▶ Exercise details: Your task is to print exactly the lines from the line that contains "Clone this chart" through the line that contains "75, 77.5, 80];", with pictures left out.

(Records contained in a dataset)

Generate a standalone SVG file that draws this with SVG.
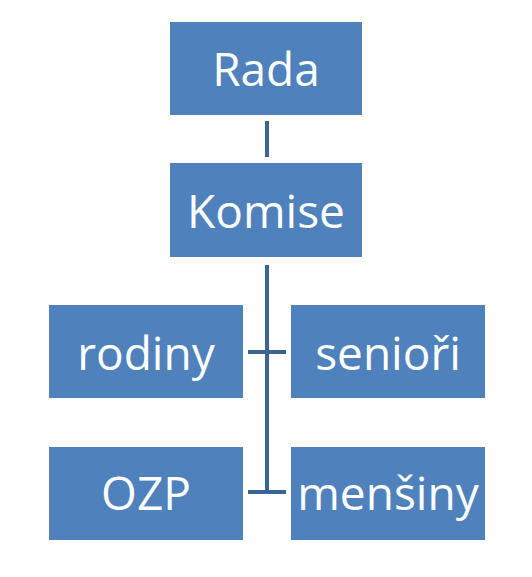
<svg xmlns="http://www.w3.org/2000/svg" width="532" height="577" viewBox="0 0 532 577">
<style>
.box{fill:#4f81bd;}
.lbl{fill:#ffffff;font-family:"Open Sans","Liberation Sans",sans-serif;font-size:46px;text-anchor:middle;}
.conn{stroke:#3b6494;stroke-width:4;fill:none;}
</style>
<rect width="532" height="577" fill="#ffffff"/>
<g id="connectors">
<line class="conn" x1="267" y1="121" x2="267" y2="157"/>
<line class="conn" x1="267" y1="265" x2="267" y2="494"/>
<line class="conn" x1="248" y1="352" x2="286" y2="352"/>
<line class="conn" x1="248" y1="492" x2="286" y2="492"/>
</g>
<g id="rada"><rect class="box" x="170" y="22" width="192" height="93"/><text class="lbl" x="266" y="86">Rada</text></g>
<g id="komise"><rect class="box" x="170" y="163" width="192" height="94"/><text class="lbl" x="266" y="228">Komise</text></g>
<g id="rodiny"><rect class="box" x="49" y="305" width="194" height="93"/><text class="lbl" x="146" y="370">rodiny</text></g>
<g id="seniori"><rect class="box" x="291" y="305" width="194" height="93"/><text class="lbl" x="388" y="370">senioři</text></g>
<g id="ozp"><rect class="box" x="49" y="447" width="194" height="93"/><text class="lbl" x="146" y="510">OZP</text></g>
<g id="mensiny"><rect class="box" x="291" y="447" width="194" height="93"/><text class="lbl" x="388" y="510">menšiny</text></g>
</svg>
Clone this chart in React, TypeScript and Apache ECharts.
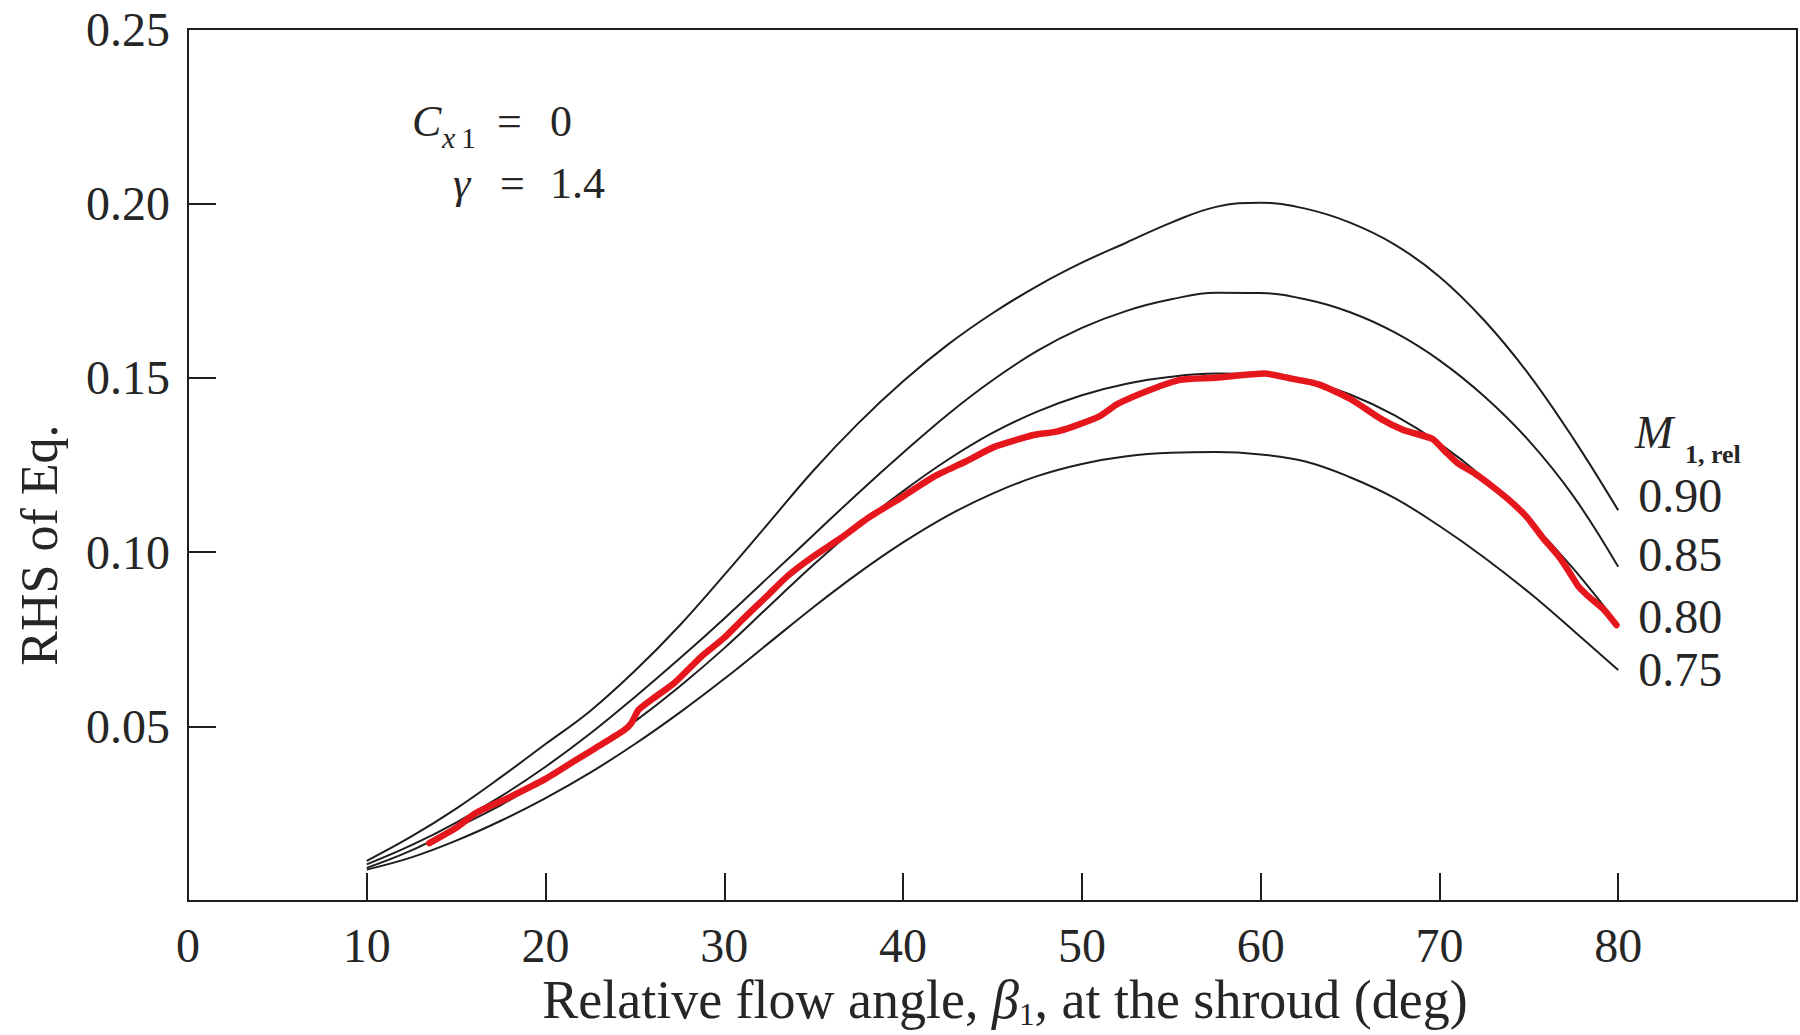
import React, { useEffect, useRef } from "react";
import * as echarts from "echarts";

const FONT = "'Liberation Serif', 'Times New Roman', serif";
const INK = "#1e1e1e";
const TEXT = "#262626";

// Relative flow angle beta_1 (deg) sample points for the printed curves
const betaDeg = [10, 12.5, 15, 17.5, 20, 22.5, 25, 27.5, 30, 32.5, 35, 37.5, 40, 42.5, 45, 47.5, 50, 52.5, 55, 57.5, 60, 62.5, 65, 67.5, 70, 72.5, 75, 77.5, 80];

// RHS values for each M_1,rel curve
const m090 = [0.0115, 0.0185, 0.0265, 0.0355, 0.045, 0.0545, 0.066, 0.079, 0.0935, 0.1085, 0.1235, 0.137, 0.149, 0.1595, 0.1685, 0.1763, 0.183, 0.1888, 0.1945, 0.199, 0.2002, 0.1985, 0.1945, 0.1882, 0.179, 0.1665, 0.151, 0.1325, 0.112];
const m085 = [0.0105, 0.016, 0.0225, 0.03, 0.0385, 0.048, 0.0585, 0.0695, 0.081, 0.093, 0.105, 0.117, 0.1285, 0.1395, 0.1493, 0.1577, 0.1643, 0.1692, 0.1725, 0.1744, 0.1743, 0.1725, 0.1688, 0.163, 0.155, 0.1447, 0.132, 0.116, 0.0958];
const m080 = [0.0095, 0.0145, 0.021, 0.0275, 0.035, 0.0425, 0.0515, 0.0615, 0.0725, 0.0845, 0.0965, 0.1075, 0.1175, 0.1265, 0.1342, 0.1403, 0.145, 0.1483, 0.1503, 0.1512, 0.151, 0.1492, 0.1452, 0.1392, 0.1312, 0.1212, 0.1092, 0.0952, 0.0792];
const m075 = [0.009, 0.0125, 0.0173, 0.023, 0.0295, 0.0368, 0.045, 0.054, 0.0637, 0.074, 0.0843, 0.094, 0.1028, 0.1105, 0.1168, 0.1218, 0.1253, 0.1275, 0.1285, 0.1287, 0.128, 0.126, 0.1215, 0.1155, 0.1075, 0.0985, 0.0885, 0.0775, 0.0662];

// Hand-drawn red trace over the 0.80 curve
const redX = [13.5, 15, 16.1, 18, 20, 21.7, 23, 24.4, 24.8, 25.2, 26, 27.2, 28.7, 30, 31, 32.5, 33.5, 34.9, 36.5, 38.1, 40, 41.7, 43.5, 45.1, 47.3, 48.5, 49.5, 51, 52, 53.8, 55.5, 57.5, 60.2, 61.5, 63.2, 65, 66.8, 68, 69.6, 70.3, 71, 72, 73, 74, 74.9, 75.8, 76.7, 77.3, 77.8, 78.3, 79.2, 79.9];
const redY = [0.0166, 0.021, 0.0252, 0.0298, 0.035, 0.0404, 0.0445, 0.049, 0.051, 0.0548, 0.058, 0.0625, 0.070, 0.0755, 0.0806, 0.088, 0.093, 0.0985, 0.104, 0.110, 0.116, 0.1216, 0.126, 0.1302, 0.1336, 0.1345, 0.136, 0.139, 0.1425, 0.1465, 0.1494, 0.150, 0.1512, 0.150, 0.1482, 0.144, 0.138, 0.135, 0.1325, 0.129, 0.1256, 0.1225, 0.1187, 0.1145, 0.110, 0.104, 0.0986, 0.094, 0.090, 0.0875, 0.0835, 0.0791];

const curveNames = ["0.90", "0.85", "0.80", "0.75"];
const curveValues = [m090, m085, m080, m075];
const labelShift = [-15, -12, -8, -1];

const xMin = 0, xMax = 90, xStep = 10;
const yMin = 0, yMax = 0.25, yStep = 0.05;

export default function App() {
  const ref = useRef<HTMLDivElement>(null);
  useEffect(() => {
    document.body.style.margin = "0";
    const chart = echarts.init(ref.current!, null, { renderer: "svg" });

    const blackSeries = curveNames.map((name, k) => ({
      type: "line",
      name,
      data: betaDeg.map((x, i) => [x, curveValues[k][i]]),
      smooth: 0.4,
      symbol: "none",
      z: 3,
      lineStyle: { color: INK, width: 2 },
      endLabel: {
        show: true,
        formatter: name,
        fontFamily: FONT,
        fontSize: 48,
        color: TEXT,
        distance: 20,
        offset: [0, labelShift[k]],
      },
    }));

    const redSeries = {
      type: "line",
      name: "trace",
      data: redX.map((x, i) => [x, redY[i]]),
      smooth: 0.2,
      symbol: "none",
      z: 5,
      lineStyle: { color: "#e5161c", width: 6.5, cap: "round", join: "round" },
    };

    const txt = (text: string, x: number, y: number, size: number, extra: any = {}) => ({
      type: "text",
      x,
      y,
      z: 10,
      style: {
        text,
        fontFamily: FONT,
        fontSize: size,
        fill: TEXT,
        align: "left",
        verticalAlign: "middle",
        ...extra,
      },
    });

    chart.setOption({
      animation: false,
      backgroundColor: "#ffffff",
      grid: {
        left: 188,
        right: 3,
        top: 29,
        bottom: 134,
        show: true,
        borderColor: INK,
        borderWidth: 2,
        backgroundColor: "transparent",
      },
      xAxis: {
        type: "value",
        min: xMin,
        max: xMax,
        interval: xStep,
        axisLine: { show: true, onZero: false, lineStyle: { color: INK, width: 2 } },
        axisTick: { show: true, inside: true, length: 28, lineStyle: { color: INK, width: 2 } },
        axisLabel: {
          formatter: (v: number) => (v === xMax ? "" : String(v)),
          fontFamily: FONT,
          fontSize: 48,
          color: TEXT,
          margin: 20,
        },
        splitLine: { show: false },
      },
      yAxis: {
        type: "value",
        min: yMin,
        max: yMax,
        interval: yStep,
        axisLine: { show: true, onZero: false, lineStyle: { color: INK, width: 2 } },
        axisTick: { show: true, inside: true, length: 28, lineStyle: { color: INK, width: 2 } },
        axisLabel: {
          formatter: (v: number) => (v === 0 ? "" : v.toFixed(2)),
          fontFamily: FONT,
          fontSize: 48,
          color: TEXT,
          margin: 18,
        },
        splitLine: { show: false },
      },
      series: [...blackSeries, redSeries],
      graphic: [
        // y axis title
        {
          type: "text",
          x: 39,
          y: 545,
          rotation: Math.PI / 2,
          z: 10,
          style: {
            text: "RHS of Eq.",
            fontFamily: FONT,
            fontSize: 52,
            fill: TEXT,
            align: "center",
            verticalAlign: "middle",
          },
        },
        // x axis title
        {
          type: "text",
          x: 1005,
          y: 1000,
          z: 10,
          style: {
            text: "Relative flow angle, {b|β}{s|1}, at the shroud (deg)",
            fontFamily: FONT,
            fontSize: 54,
            fill: TEXT,
            align: "center",
            verticalAlign: "middle",
            lineHeight: 60,
            rich: {
              b: { fontFamily: FONT, fontSize: 54, fontStyle: "italic", fill: TEXT, lineHeight: 60 },
              s: { fontFamily: FONT, fontSize: 31, fill: TEXT, verticalAlign: "bottom", lineHeight: 31 },
            },
          },
        },
        // annotation C_x1 = 0
        txt("C", 412, 121, 44, { fontStyle: "italic" }),
        txt("x", 442, 137, 30, { fontStyle: "italic" }),
        txt("1", 461, 137, 30),
        txt("=", 497, 121, 44),
        txt("0", 550, 121, 44),
        // gamma = 1.4
        txt("γ", 453, 183, 44, { fontStyle: "italic" }),
        txt("=", 500, 183, 44),
        txt("1.4", 550, 183, 44),
        // M_1,rel header
        txt("M", 1635, 432, 46, { fontStyle: "italic" }),
        txt("1, rel", 1685, 454, 26, { fontWeight: "bold" }),
      ],
    });

    return () => chart.dispose();
  }, []);

  return (
    <div
      ref={ref}
      style={{ position: "fixed", left: 0, top: 0, width: 1800, height: 1035, background: "#ffffff" }}
    />
  );
}
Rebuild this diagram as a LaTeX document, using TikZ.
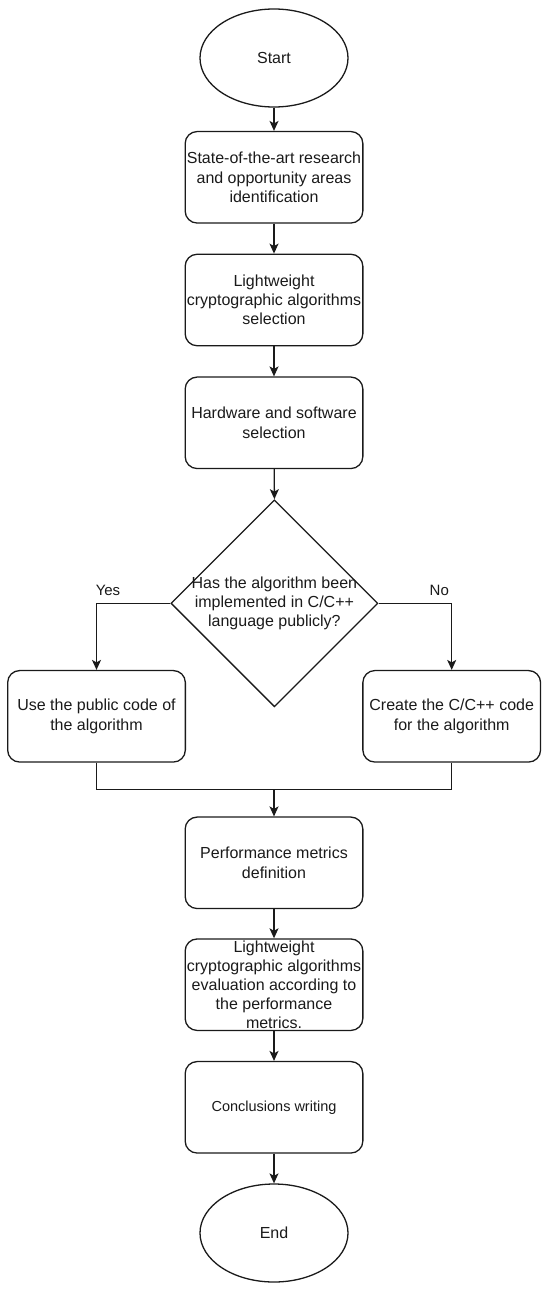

▶ Reply to the task:
Clone this chart in React, TypeScript and Apache ECharts.
import React, { useEffect, useRef } from "react";
import * as echarts from "echarts";

const FONT = "'Liberation Serif', 'Times New Roman', serif";
const INK = "#1e1e1e";
const TEXT = "#262626";

// Relative flow angle beta_1 (deg) sample points for the printed curves
const betaDeg = [10, 12.5, 15, 17.5, 20, 22.5, 25, 27.5, 30, 32.5, 35, 37.5, 40, 42.5, 45, 47.5, 50, 52.5, 55, 57.5, 60, 62.5, 65, 67.5, 70, 72.5, 75, 77.5, 80];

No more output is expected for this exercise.